Darbe girişimi sırasında teröristlerin, bu ülkenin terörle mücadeleden gençlerini, kadınlarını, erkeklerini, öldürdüğünü ve cinayet işlediğini belirten Kaynak, şunları kaydetti:

"Acaba onlar, öldürdükleri insanların haklarını düşündüler mi? Acaba terörle mücadele eden gençlerimizin karargahlarına bomba atarken, yataklarında şehit ederken, onların haklarını düşündüler mi? Ben kişisel olarak söylüyorum ki; inancım da bunu söylemeyi gerektiriyor, kısas da hayır vardır. Demokrasilerde patron millettir. Millet ne derse, temsilcileri de bunları bilim, akıl süzgecinden geçirip, gereğini yapmak görevindedir. Kahramanmaraşlı bir kardeşiniz olarak fikirlerimi söylemem gerekir. Bu konuda elimden gelen gayreti göstereceğime şüpheniz olmasın."

Kilis'in uzun bir süre DAEŞ terör örgütüyle uğraşmak zorunda kaldığını da anımsatan Kaynak, DAEŞ'in de FETÖ'nün de mukaddes din adına cinayetler işlediklerini dile getirdiklerini anlattı.

Çanakkale ruhunun 15 Temmuz'da Kürt'üyle Arap'ıyla Türk'üyle Laz'ıyla Türkiye'nin dört bir yanında yeniden canlandırıldığını ifade eden Kaynak, halkın yanı sıra siyasi parti temsilcilerinin de tek yürek olduğunu, yaşanan kahramanlığı da hiçbir batılı ülkenin anlayamayacağını kaydetti.

Milletin üzerine düşeni yaptığını, şimdi de hükümet olarak sıranın kendilerinde olduğunu aktaran Kaynak, şöyle devam etti:

"Bu hastalıklı yapıyı, darbeci zihniyeti bir defa aramızdan temizleyelim dedik.

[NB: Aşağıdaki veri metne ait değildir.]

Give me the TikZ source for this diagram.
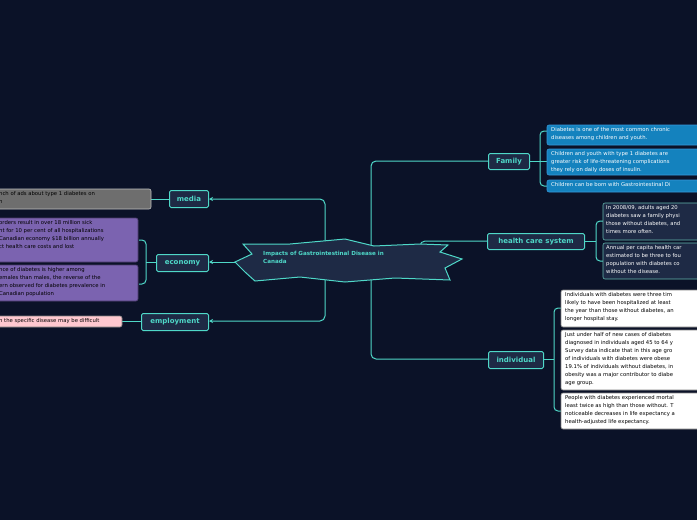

OHAL ilan edildi. Şimdiye kadar ilan edilen OHAL'ler millete karşı ilan edilirdi. Milletimiz zikir yapamaz, toplantı yapamaz, gösteri yapamazdı. Ama ilk defa, 2016 yılında bir hükümet OHAL'i kendine karşı, devlete karşı ilan etti. Ve o kararnameyle aramıza sızmış, bildiğimiz ve tespit ettiğimiz bu hastalıklı yapı ve urun uzantılarını temizledik. Şimdi ise bu yapının bir kez daha darbeci yetiştirmemesi için tedbirleri alıyoruz. Aldığımız tüm tedbirler, bu millet bir daha hain saldırılara maruz kalmasın, milletin geleceği ve istikbali riske girmesin diye uğraşıyoruz. O yüzden OHAL'e rağmen hiçbir masum insanın hiçbir faaliyetine engel olmadık. Milletimizin de bu süreçte halen dimdik durması, bizim en büyük gücümüzdür."

Kaynak, Cumhurbaşkanı Recep Tayyip Erdoğan'ın çağrısıyla 7 Ağustos Pazar günü İstanbul Yenikapı'da düzenlenecek "Demokrasi ve Şehitler Mitingi"ni hatırlatarak, bu mitingde tüm dünyaya karşı birlik mesajı verileceğini sözlerine ekledi.